全チームの監督がビシッとスーツを着込み、東京都内のホテルに一堂に会する。ピンと張り詰めた空気のなか、フロント陣と指揮官は一様に神妙な面持ちで円卓を囲んでいる。
静まり返った会場に関野浩之アナウンサーのよく通る声が響くと、一気に緊張感が走る。
「第1巡選択希望選手、浦和レッズ、旗手怜央、フォワード、順天堂大学」
客席がざわつくなか、少し間をおいて次の名前が読み上げられる。
「第1巡選択希望選手、川崎フロンターレ、旗手怜央、フォワード、順天堂大学」
言わずもがな、フィクションである。もしも、プロサッカー界にプロ野球のようなドラフト会議が導入されていれば、こんな光景が見られたのかもしれない。
自由競争のJは“両獲り”も可能。
Jリーグの新人獲得事情は、NPB(日本野球機構)とは大きく異る。
原則的には自由競争。クジで優先交渉権を得なくても、クラブはどの高校生、大学生とも交渉が許されている。
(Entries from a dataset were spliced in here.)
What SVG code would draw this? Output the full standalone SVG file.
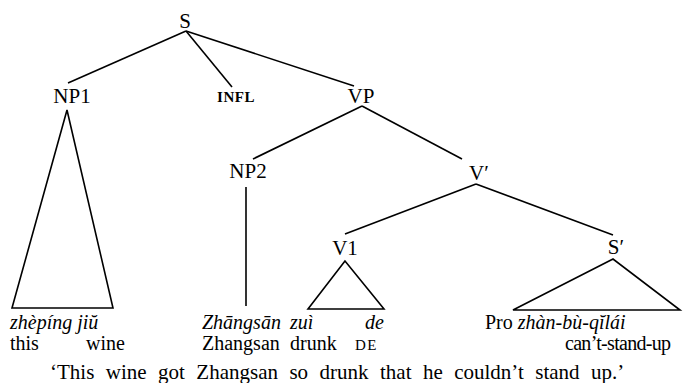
<svg xmlns="http://www.w3.org/2000/svg" width="688" height="383" viewBox="0 0 688 383">
<style>
text{font-family:"Liberation Serif","Times New Roman",serif;fill:#000;font-size:20px}
.lab{text-anchor:middle;font-size:21px}
.it{font-style:italic}
.sc{font-size:15px;letter-spacing:1.5px}
line,polygon{stroke:#000;stroke-width:1.6;fill:none}
</style>
<rect width="688" height="383" fill="#fff"/>
<g id="connectors">
<line x1="186" y1="31" x2="68" y2="83"/>
<line x1="186" y1="31" x2="232" y2="87"/>
<line x1="186" y1="31" x2="354" y2="86"/>
<line x1="362" y1="106" x2="253" y2="159"/>
<line x1="362" y1="106" x2="462" y2="159"/>
<line x1="476" y1="184" x2="345" y2="234"/>
<line x1="476" y1="184" x2="613" y2="235"/>
<line x1="246" y1="187" x2="246" y2="306"/>
</g>
<g id="S"><text class="lab" x="185" y="28">S</text></g>
<g id="NP1"><text class="lab" x="72" y="103">NP1</text>
<polygon points="67,110 12,308 113,308"/></g>
<g id="INFL"><text class="lab" x="236" y="102" style="font-size:15px;font-weight:bold;letter-spacing:0.5px">INFL</text></g>
<g id="VP"><text class="lab" x="361" y="103">VP</text></g>
<g id="NP2"><text class="lab" x="248" y="178">NP2</text></g>
<g id="Vbar"><text class="lab" x="479" y="180">V′</text></g>
<g id="V1"><text class="lab" x="345" y="255">V1</text>
<polygon points="345,261 308,309 384,309"/></g>
<g id="Sbar"><text class="lab" x="616" y="254">S′</text>
<polygon points="613,259 513,310 680,310"/></g>
<g id="words">
<text class="it" x="10" y="329">zhèpíng jiŭ</text>
<text x="10" y="350">this</text>
<text x="86" y="350">wine</text>
<text class="it" x="202" y="329">Zhāngsān</text>
<text x="202" y="350">Zhangsan</text>
<text class="it" x="290" y="329">zuì</text>
<text x="290" y="350">drunk</text>
<text class="it" x="365" y="329">de</text>
<text class="sc" x="355" y="350">DE</text>
<text x="485" y="329">Pro <tspan class="it">zhàn-bù-qĭlái</tspan></text>
<text x="565" y="350" style="letter-spacing:-0.7px">can’t-stand-up</text>
<text x="50" y="379" style="font-size:21px;word-spacing:6.2px">‘This wine got Zhangsan so drunk that he couldn’t stand up.’</text>
</g>
</svg>
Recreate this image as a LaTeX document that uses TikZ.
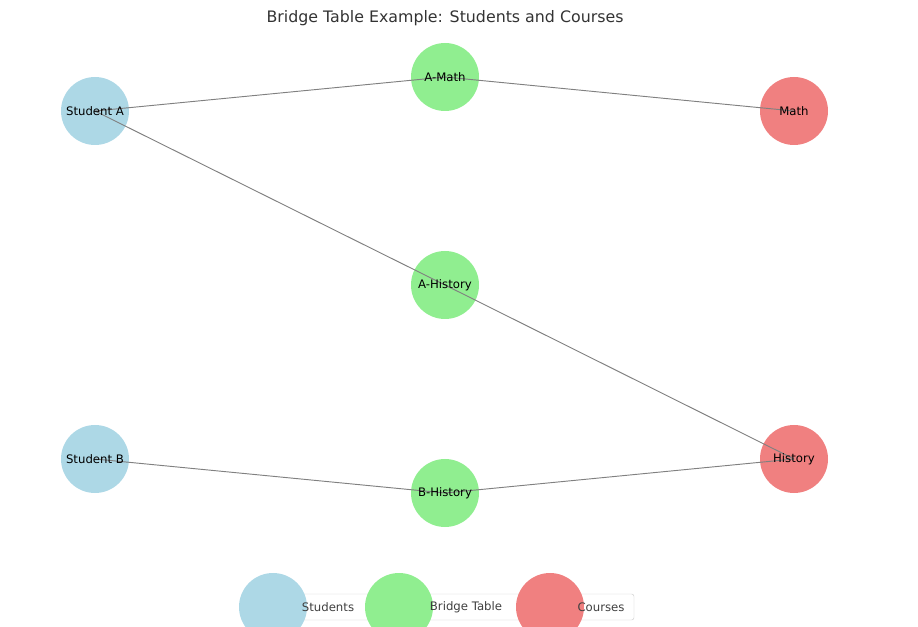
\documentclass[tikz,border=0pt]{standalone}
\usepackage{fontspec}
\setmainfont{DejaVu Sans}
\usepackage{tikz}
\definecolor{lblue}{HTML}{ADD8E6}
\definecolor{lgreen}{HTML}{90EE90}
\definecolor{lcoral}{HTML}{F08080}
\definecolor{edgegray}{HTML}{808080}
\tikzset{
  ent/.style={circle, minimum size=2.04cm, inner sep=0pt, font=\fontsize{10}{12}\selectfont},
  student/.style={ent, fill=lblue},
  bridge/.style={ent, fill=lgreen},
  course/.style={ent, fill=lcoral},
  link/.style={draw=edgegray, line width=0.8pt},
  legtxt/.style={font=\fontsize{10}{12}\selectfont, text=black!75}
}
\begin{document}
\begin{tikzpicture}[x=0.03cm, y=-0.03cm]
  \useasboundingbox (0,0) rectangle (918,627);
  \clip (0,0) rectangle (918,627);
  \node[font=\fontsize{13.5}{16}\selectfont, text=black!80] (title) at (445,18) {Bridge Table Example: Students and Courses};
  % entities
  \node[student] (sa) at (95,111) {};
  \node[student] (sb) at (95,459) {};
  \node[bridge] (am) at (445,77) {};
  \node[bridge] (ah) at (445,285) {};
  \node[bridge] (bh) at (445,493) {};
  \node[course] (math) at (794,111) {};
  \node[course] (hist) at (794,459) {};
  % bridge links
  \draw[link] (sa.center) -- (am.center);
  \draw[link] (am.center) -- (math.center);
  \draw[link] (sa.center) -- (ah.center);
  \draw[link] (ah.center) -- (hist.center);
  \draw[link] (sb.center) -- (bh.center);
  \draw[link] (bh.center) -- (hist.center);
  \foreach \n/\t in {sa/Student A, sb/Student B, am/A-Math, ah/A-History, bh/B-History, math/Math, hist/History}
    \node[font=\fontsize{10}{12}\selectfont] at (\n) {\t};
  % legend
  \draw[black!20, fill=white, rounded corners=2pt] (248,594) rectangle (634,620);
  \node[student] (ls) at (273,607) {};
  \node[bridge] (lb) at (399,607) {};
  \node[course] (lc) at (550,607) {};
  \node[legtxt] at (328,607) {Students};
  \node[legtxt] at (466,607) {Bridge Table};
  \node[legtxt] at (601,607) {Courses};
\end{tikzpicture}
\end{document}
例えば、今年の目玉である佐々木朗希(大船渡高)、奥川恭伸(星稜高)と交渉し、2人とも獲得することもできる。実際、川崎Fは、東京五輪世代となるU-22日本代表コンビの“両取り”に成功した。順天堂大の旗手怜央(4年)と筑波大の三笘薫(4年)は、“1位指名”が確実な人気銘柄と言っていい。
2人の逸材を獲得した川崎Fの向島建スカウトは、満足そうに笑う。